Fee Income: Most Debt Funds charge fees to borrowers who want to access Fund capital. Fees typically range from 3%-5% of the total loan amount. For example, on a loan amount of $1m dollars, a Fund would charge a fee of $30,000-$50,000. Debt Fund’s will share these fees with investors – boosting overall investor return. Debt Funds can also charge additional fees depending on the type of loan and particular circumstances.

Capital Appreciation: One of the most overlooked aspects of a Debt Fund investment is the possibility of capital appreciation. Some Debt Funds will purchase other loans collateralized by commercial real estate. These loans can be purchased from banking institutions, other debt funds, or even governmental agencies. Often these loans are purchased at some type of discount. These discounts are passed on to the investors in the form of capital or share appreciation. Capital appreciation can also occur in the event of loan defaults, where the Fund realizes default interest and fees, even possible capital transactions.

Tax Advantages: Debt Fund investments can offer significant tax benefits.

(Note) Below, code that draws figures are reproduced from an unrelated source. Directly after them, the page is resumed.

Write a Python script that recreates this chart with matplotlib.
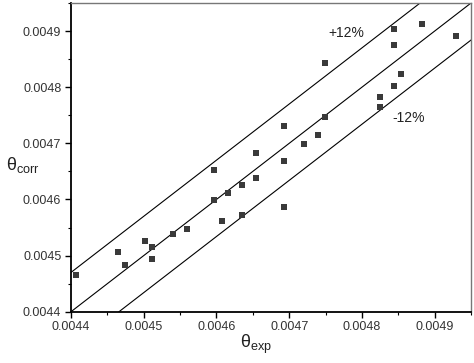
import numpy as np
import matplotlib
matplotlib.use('Agg')
import matplotlib.pyplot as plt
from matplotlib.ticker import MultipleLocator, FormatStrFormatter

plt.rcParams['font.family'] = ['Liberation Sans', 'DejaVu Sans']
plt.rcParams['mathtext.fontset'] = 'custom'
plt.rcParams['mathtext.rm'] = 'Liberation Sans'
plt.rcParams['mathtext.it'] = 'Liberation Sans'

theta_exp = [0.004407, 0.004465, 0.004474, 0.004502, 0.004511, 0.004511,
             0.004540, 0.004559, 0.004597, 0.004616, 0.004607, 0.004597,
             0.004635, 0.004635, 0.004654, 0.004654, 0.004693, 0.004693,
             0.004693, 0.004720, 0.004740, 0.004749, 0.004749, 0.004825,
             0.004825, 0.004844, 0.004844, 0.004844, 0.004854, 0.004882,
             0.004930]
theta_corr = [0.004465, 0.004506, 0.004484, 0.004526, 0.004515, 0.004494,
              0.004539, 0.004548, 0.004599, 0.004611, 0.004561, 0.004653,
              0.004625, 0.004573, 0.004683, 0.004639, 0.004730, 0.004668,
              0.004586, 0.004698, 0.004714, 0.004844, 0.004747, 0.004783,
              0.004765, 0.004903, 0.004875, 0.004803, 0.004823, 0.004912,
              0.004892]

# band lines: y = x + offset
band_offsets = [0.0, 0.000070, -0.000066]
lims = (0.0044, 0.00495)

fig = plt.figure(figsize=(4.74, 3.63), dpi=100)
ax = fig.add_axes([0.1498, 0.1413, 0.8439, 0.8504])

for off in band_offsets:
    ax.axline((lims[0], lims[0] + off), slope=1, color='black', lw=0.8, zorder=2)

ax.plot(theta_exp, theta_corr, 's', color='#3a3a3a', ms=5, mew=0, zorder=3)

ax.set_xlim(*lims)
ax.set_ylim(*lims)
ax.xaxis.set_major_locator(MultipleLocator(0.0001))
ax.yaxis.set_major_locator(MultipleLocator(0.0001))
ax.xaxis.set_minor_locator(MultipleLocator(0.00005))
ax.yaxis.set_minor_locator(MultipleLocator(0.00005))
ax.xaxis.set_major_formatter(FormatStrFormatter('%.4f'))
ax.yaxis.set_major_formatter(FormatStrFormatter('%.4f'))
ax.tick_params(which='major', length=4, width=1, direction='out',
               labelsize=9, labelcolor='#333333', pad=3)
ax.tick_params(which='minor', length=2.5, width=0.8, direction='out')

for s in ['left', 'bottom']:
    ax.spines[s].set_linewidth(1.3)
for s in ['top', 'right']:
    ax.spines[s].set_linewidth(1.0)
    ax.spines[s].set_color('#777777')

ax.text(0.004779, 0.004897, '+12%', fontsize=10, ha='center', va='center',
        color='#222222')
ax.text(0.004864, 0.004745, '-12%', fontsize=10, ha='center', va='center',
        color='#222222')

fig.text(0.048, 0.545, r'$\mathregular{\theta_{corr}}$', fontsize=13,
         ha='center', va='center', color='#222222')
fig.text(0.54, 0.05, r'$\mathregular{\theta_{exp}}$', fontsize=13,
         ha='center', va='center', color='#222222')

fig.savefig('out.png', dpi=100)
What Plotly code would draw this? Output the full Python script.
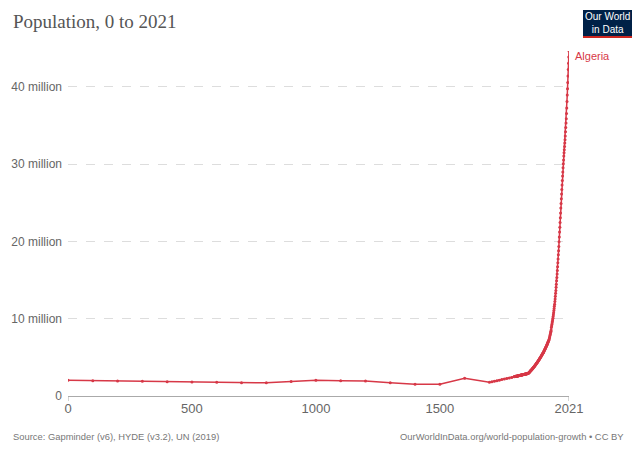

Frequently, investment returns, in the form of capital appreciation, can receive beneficial capital gains tax treatment. When Fund Managers purchase loans at a discount, the discount received can often be treated a long-term capital gain. Many Debt Funds structure capital distributions so that investors can receive beneficial tax treatment.

Diversification: Many investment advisors are now recommending that up to twenty percent (20%) of portfolio capital be place in Alternative Investment. Why? Diversification. As most investors are aware, traditional investments (stocks & bonds) are cyclical. In any given year traditional investments might enjoy significant gains, only to give those gains back in subsequent years. Alternative Investments can “smooth out” investment returns over the investment cycle. In many instances, Alternative Investments have out-performed traditional investments – adding to overall portfolio return.

Liquidity: Most Debt Fund investments are mid-term investments. That is, investment capital must remain in the investment for a term up to 2-3 years. After the term expires, most Debt Funds become self-liquidating, returning invested capital, together with capital appreciation, to investors (remember, dividends are typically distributed quarterly).

Professional Management: Debt Funds are managed by real estate and finance professionals. The emergence of this Alternative Investment class has given investors the opportunity to invest in strategic real estate investment strategies not before provided to investors. In the past, investors would have to personally purchase and manage real estate property in order to reap its significant benefits. No longer. Today, investor can benefit not only from professional management, but also from a particular Fund Manager’s unique real estate investment skill set. Manager’s also provide investors with timely financial reporting, tax assistance, investment counseling, and legal assistance.

More and more investors, and investment advisors, are becoming aware of Alternative Investment platforms. These platforms provide exciting opportunities for investors to increase portfolio returns and to invest in areas not before available to the average retail investor. Real Estate Debt Funds offer just such a type of investment. Investors should, however, closely consider any Alternative Investment Fund thesis and offering documents. Investors want to be sure that their invested capital is respected by Management so to achieve the greatest risk adjusted returns possible.